The seventy were told that God’s judgment and God’s mercy are not the same human judgment and mercy. The foreign cities of Tyre, Sidon and Sodom will receive the mercy of God, whilst the local towns of Bethsaida, Chorazin and Capernaum will fall under God’s judgment. Those who share in the mission of God must free themselves of ethic or nationalistic pride.  (True patriotism is rooted in humility and gratitude, not in pride and chest-thumping).
Finally Jesus tells the seventy that there is more to ministry than spectacular success. Ministers do not crow about their triumphs.  But they are deeply and humbly joyful because their names are written in heaven
God is calling us to be a people of mission. It is a mission that should spring forth from our life at St. Margaret’s.
Do you like St. Margaret’s Church?  
Do you want this parish to grow?
Do you like it just as it is?

I am as certain as can be that we all like and care for St. Margaret’s Church.  It has a deep place in our affection. 
I am equally sure that we all want the parish to grow.  We know that the alternative to growth is slow death. We also know that we have a treasure which is worth sharing.
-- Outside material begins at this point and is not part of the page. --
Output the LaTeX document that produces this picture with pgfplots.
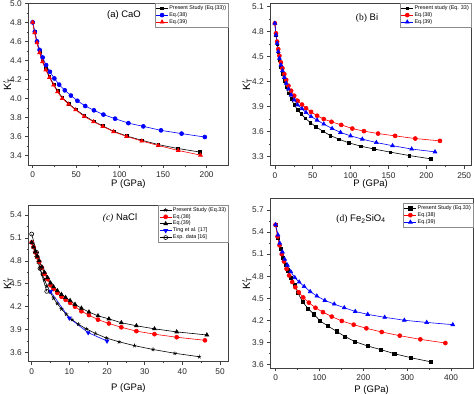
\documentclass[border=0pt]{standalone}
\usepackage{pgfplots}
\pgfplotsset{compat=1.18}
\usepackage{fontspec}
\setmainfont{Liberation Sans}
\newfontfamily\seriffont{Liberation Serif}
\newcommand{\KT}{K\rlap{\textsuperscript{$\prime$}}\textsubscript{T}}
\pgfplotsset{
  panel/.style={
    scale only axis, anchor=north west,
    axis line style={black!75, line width=0.6pt},
    tick align=outside, xtick pos=left, ytick pos=left,
    minor x tick num=1, minor y tick num=1,
    major tick length=3pt, minor tick length=1.6pt,
    every tick/.style={black!75, line width=0.5pt},
    /pgf/number format/assume math mode=true,
    tick label style={font=\fontsize{8.3}{9}\selectfont, black!85},
    yticklabel style={/pgf/number format/.cd, fixed, fixed zerofill, precision=1},
    xticklabel style={/pgf/number format/.cd, fixed, precision=0},
    label style={font=\fontsize{9.5}{10}\selectfont},
    ylabel style={font=\fontsize{10.5}{11}\selectfont},
    xlabel={P (GPa)}, ylabel={\KT},
    clip=false,
    legend cell align=left,
    legend style={at={(1,1)}, anchor=north east, draw=black!45, line width=0.4pt,
      font=\fontsize{5.4}{6}\selectfont, inner sep=1pt, row sep=-0.5pt,
      nodes={inner sep=1pt}},
    legend image code/.code={
      \draw[mark repeat=2, mark phase=2, #1] plot coordinates {(0pt,0pt) (6pt,0pt) (12pt,0pt)};
    },
  },
  ser/.style={line width=0.6pt, mark options={solid}},
}
\begin{document}
\begin{tikzpicture}[x=1pt,y=1pt]
\useasboundingbox (0,0) rectangle (474,-395);
% ---------------- (a) CaO
\begin{axis}[panel, at={(28.3pt,-3.3pt)}, width=200pt, height=161.7pt,
  xmin=-5, xmax=225, ymin=3.3, ymax=5.0,
  xtick={0,50,100,150,200}, ytick={3.4,3.6,3.8,4.0,4.2,4.4,4.6,4.8,5.0},
  xlabel style={at={(axis description cs:0.5,-0.1175)}, anchor=center},
  ylabel style={at={(axis description cs:-0.1015,0.5)}, anchor=center}]
\addplot[ser, black, mark=square*, mark size=1.3pt] coordinates {
(0,4.80)(2.3,4.70)(5,4.59)(7.9,4.49)(11.3,4.39)(15.1,4.31)(19.3,4.23)(24,4.15)(28.6,4.08)(34,4.01)(41.3,3.945)(49.4,3.885)(59.3,3.82)(70,3.76)(80.7,3.71)(93,3.655)(108,3.605)(125.5,3.56)(144.4,3.515)(166.6,3.474)(192.3,3.436)};
\addlegendentry{Present Study (Eq.(33))}
\addplot[ser, blue, mark=*, mark size=2pt] coordinates {
(0,4.80)(2.5,4.70)(5,4.60)(8,4.51)(11.5,4.43)(15.5,4.35)(19.8,4.28)(25,4.21)(30.5,4.145)(37,4.085)(44,4.03)(51.5,3.975)(60.5,3.92)(70.5,3.875)(81.4,3.83)(94.8,3.787)(110.1,3.74)(127.3,3.706)(147.6,3.664)(171.3,3.63)(198,3.594)};
\addlegendentry{Eq.(38)}
\addplot[ser, red, mark=triangle*, mark size=2.2pt] coordinates {
(0,4.80)(2.3,4.69)(5,4.585)(7.9,4.48)(11.3,4.385)(15.1,4.30)(19.3,4.22)(24,4.14)(28.6,4.07)(34,4.00)(41.3,3.94)(49.4,3.88)(59.3,3.81)(70,3.755)(80.7,3.706)(93,3.65)(108,3.60)(125.5,3.552)(144.5,3.505)(167.4,3.453)(193,3.404)};
\addlegendentry{Eq.(39)}
\node[font=\fontsize{9.5}{10}\selectfont] at (axis description cs:0.4785,0.928) {(a) CaO};
\end{axis}
% ---------------- (b) Bi
\begin{axis}[panel, at={(270.3pt,-3.3pt)}, width=200.7pt, height=162.4pt,
  xmin=-6, xmax=259, ymin=3.19, ymax=5.14,
  xtick={0,50,100,150,200,250}, ytick={3.3,3.6,3.9,4.2,4.5,4.8,5.1},
  xlabel style={at={(axis description cs:0.5,-0.1145)}, anchor=center},
  ylabel style={at={(axis description cs:-0.116,0.5)}, anchor=center}]
\addplot[ser, black, mark=square*, mark size=1.3pt] coordinates {
(0,4.90)(1.5,4.76)(3,4.65)(4.5,4.55)(6,4.46)(8,4.37)(10,4.29)(12.5,4.21)(15,4.13)(18,4.06)(21.5,3.99)(25.6,3.92)(30,3.86)(34.9,3.81)(40.2,3.76)(46.9,3.708)(54.4,3.656)(63.2,3.605)(73.4,3.552)(84.5,3.509)(97.8,3.464)(113.3,3.425)(131,3.39)(152.3,3.353)(177.5,3.312)(206,3.272)};
\addlegendentry{Present study (Eq. 33)}
\addplot[ser, red, mark=*, mark size=2pt] coordinates {
(0,4.90)(1.5,4.78)(3,4.68)(4.5,4.59)(6,4.51)(8,4.43)(10,4.36)(12.5,4.29)(15,4.22)(18,4.15)(21.5,4.09)(25.6,4.03)(30,3.97)(35.9,3.924)(41.2,3.88)(47.8,3.836)(55.8,3.79)(64.6,3.75)(74.8,3.717)(87.6,3.68)(102.3,3.636)(117.7,3.605)(136.3,3.576)(158.8,3.548)(185.4,3.516)(218,3.488)};
\addlegendentry{Eq.(38)}
\addplot[ser, blue, mark=triangle*, mark size=2.2pt] coordinates {
(0,4.90)(1.5,4.76)(3,4.66)(4.5,4.56)(6,4.48)(8,4.40)(10,4.33)(12.5,4.25)(15,4.18)(18,4.11)(21.5,4.04)(25.6,3.98)(30,3.92)(35.9,3.873)(41.2,3.828)(47.8,3.78)(55.8,3.737)(64.6,3.69)(75.6,3.636)(86.7,3.59)(100,3.548)(115.5,3.509)(134,3.468)(155.4,3.43)(180.6,3.39)(211.5,3.356)};
\addlegendentry{Eq.(39)}
\node[font=\fontsize{9.5}{10}\selectfont] at (axis description cs:0.482,0.9076) {{\seriffont (b)} Bi};
\end{axis}
% ---------------- (c) NaCl
\begin{axis}[panel, at={(28.3pt,-205pt)}, width=200pt, height=156.7pt,
  xmin=-0.9, xmax=52.2, ymin=3.48, ymax=5.53,
  xtick={0,10,20,30,40,50}, ytick={3.6,3.9,4.2,4.5,4.8,5.1,5.4},
  xlabel style={at={(axis description cs:0.5,-0.166)}, anchor=center},
  ylabel style={at={(axis description cs:-0.1015,0.5)}, anchor=center}]
\addplot[ser, black, mark=star, mark size=2pt] coordinates {
(0,5.04)(0.4,4.98)(0.8,4.91)(1.2,4.85)(1.7,4.78)(2.2,4.70)(2.8,4.62)(3.4,4.55)(4.1,4.47)(4.9,4.39)(5.8,4.31)(6.8,4.24)(7.9,4.17)(9.2,4.10)(10.7,4.03)(12.4,3.97)(14.5,3.91)(16.9,3.85)(19.8,3.79)(23.2,3.74)(27.3,3.69)(32.2,3.64)(38,3.59)(44.5,3.545)};
\addlegendentry{Present Study (Eq.33)}
\addplot[ser, red, mark=*, mark size=2pt] coordinates {
(0,5.04)(0.5,4.98)(1,4.91)(1.5,4.85)(2,4.79)(2.7,4.71)(3.4,4.63)(4.2,4.56)(5,4.48)(5.8,4.43)(6.8,4.38)(7.9,4.33)(9,4.29)(10.2,4.25)(11.5,4.20)(13.2,4.14)(15.2,4.09)(17.6,4.03)(20.5,3.98)(23.8,3.93)(27.8,3.88)(32.6,3.84)(38.5,3.80)(46,3.76)};
\addlegendentry{Eq.(38)}
\addplot[ser, black, mark=triangle*, mark size=2.2pt] coordinates {
(0,5.04)(0.5,4.98)(1,4.92)(1.5,4.86)(2,4.80)(2.7,4.72)(3.4,4.65)(4.2,4.58)(5,4.51)(5.8,4.46)(6.8,4.41)(7.9,4.36)(9,4.32)(10.2,4.28)(11.5,4.23)(13.2,4.18)(15.2,4.13)(17.6,4.08)(20.5,4.04)(23.8,3.99)(27.8,3.95)(32.6,3.91)(38.5,3.87)(46.5,3.83)};
\addlegendentry{Eq.(39)}
\addplot[ser, blue, mark=triangle*, mark size=2.2pt, mark options={rotate=180}] coordinates {
(5,4.40)(10,4.05)(15,3.86)(20,3.75)};
\addlegendentry{Ting et al. [17]}
\addplot[ser, black, mark=o, mark size=2pt, mark options={fill=white}] coordinates {
(0,5.15)(1.3,4.91)(2.2,4.70)(4,4.40)};
\addlegendentry{Exp. data [16]}
\node[font=\fontsize{9.5}{10}\selectfont] at (axis description cs:0.4585,0.915) {{\seriffont\itshape (c)} NaCl};
\end{axis}
% ---------------- (d) Fe2SiO4
\begin{axis}[panel, at={(270.3pt,-198.3pt)}, width=202.7pt, height=170pt,
  xmin=-12, xmax=450, ymin=3.546, ymax=5.86,
  xtick={0,100,200,300,400}, ytick={3.6,3.9,4.2,4.5,4.8,5.1,5.4,5.7},
  xlabel style={at={(axis description cs:0.5,-0.128)}, anchor=center},
  ylabel style={at={(axis description cs:-0.115,0.5)}, anchor=center},
  legend style={at={(1,0.97)}}]
\addplot[ser, black, mark=square*, mark size=1.6pt] coordinates {
(0,5.50)(5.9,5.32)(11.4,5.17)(16.7,5.05)(22.9,4.96)(28.2,4.88)(34.3,4.78)(43.4,4.68)(51.1,4.57)(61.7,4.45)(74,4.36)(87.7,4.28)(101.5,4.19)(119.7,4.12)(138.7,4.05)(157.7,3.98)(180.6,3.91)(209.6,3.85)(240,3.80)(270.6,3.745)(308.6,3.69)(352.9,3.635)};
\addlegendentry{Present Study (Eq.33)}
\addplot[ser, red, mark=*, mark size=2pt] coordinates {
(0,5.50)(4.5,5.34)(9,5.22)(14,5.10)(19,5.00)(25,4.90)(31,4.81)(38,4.72)(45,4.65)(53,4.58)(63,4.51)(76,4.44)(91,4.37)(108,4.31)(128,4.25)(151,4.19)(178,4.14)(207,4.09)(242,4.04)(283,3.99)(330,3.94)(387,3.89)};
\addlegendentry{Eq.(38)}
\addplot[ser, blue, mark=triangle*, mark size=2.2pt] coordinates {
(0,5.50)(5.7,5.36)(9.5,5.25)(15.6,5.13)(20.9,5.03)(27,4.95)(34.7,4.86)(43.8,4.78)(53.8,4.72)(65.2,4.66)(78.9,4.59)(94.1,4.53)(112.4,4.47)(133.8,4.42)(156.6,4.37)(181.7,4.32)(210,4.28)(248.7,4.24)(293.4,4.20)(344.5,4.17)(404,4.14)};
\addlegendentry{Eq.(39)}
\node[font=\fontsize{9.5}{10}\selectfont] at (axis description cs:0.4475,0.878) {{\seriffont (d)} Fe\textsubscript{2}SiO\textsubscript{4}};
\end{axis}
\end{tikzpicture}
\end{document}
The answer to the third question is tricky.   For if we like St. Margaret’s just as it is, then we are forming a club for the like-minded, instead of being a people who share in God’s mission.  There is a stark choice.  As good as it gets here at St. Margaret’s (and of course in other parishes) we must be eager for things to change if we are working towards a dynamic and growing parish which understand that mission is more important than maintenance.
The mission of God, put simply, is to call all people into repentance, forgiveness and reconciliation. 
If we are to share in that mission then we must repent of our grudging spirit towards others, and of our racial, nationalistic or religious pride which deems “others” as unworthy.  Naaman the Syrian was a an enemy of the people of Israel but Elisha did not treat him as unworthy -  he welcomes him as a sick man who needed healing.
We must also repent of our half hearted commitment to God. God is not a hobby to be enjoyed in our spare time.
If we are to share in God’s mission then we must practise forgiveness over and over again, until it becomes a way of life.  An unforgiving heart damages us deeply, and stunts our spiritual growth.  Old grudges cause calluses in our souls.  And we are to receive forgiveness on a daily basis as a renewing gift from the heart of God.  Offering forgiveness renews not only the person who is being forgiven, but also the one who is doing the forgiving.
If we are to share in God’s mission we are to seek reconciliation at every turn.  We may start by being reconciled to our own past failures.  We can continue by recognising that we have already been reconciled to God in Christ.  We persist by becoming agents of reconciliation where ever we encounter mistrust and hatred.
Repentance.  Forgiveness.  Reconciliation.  These will become the hallmarks of a parish which will grow in spiritual maturity, and will be a haven for all those in our communities who long for such a lifestyle. Just imagine if these words got out:  “St. Margaret’s is a place where you can be sure to encounter repentance, forgiveness and reconciliation”.  “No one holds grudges there”.  “The members are so very comfortable in their own skins; they are at peace with themselves”.  “You can trust people there”. “Those people at St. Margaret’s truly bear each other’s burdens”.
Those would be words about a congregation which is sharing in God’s mission!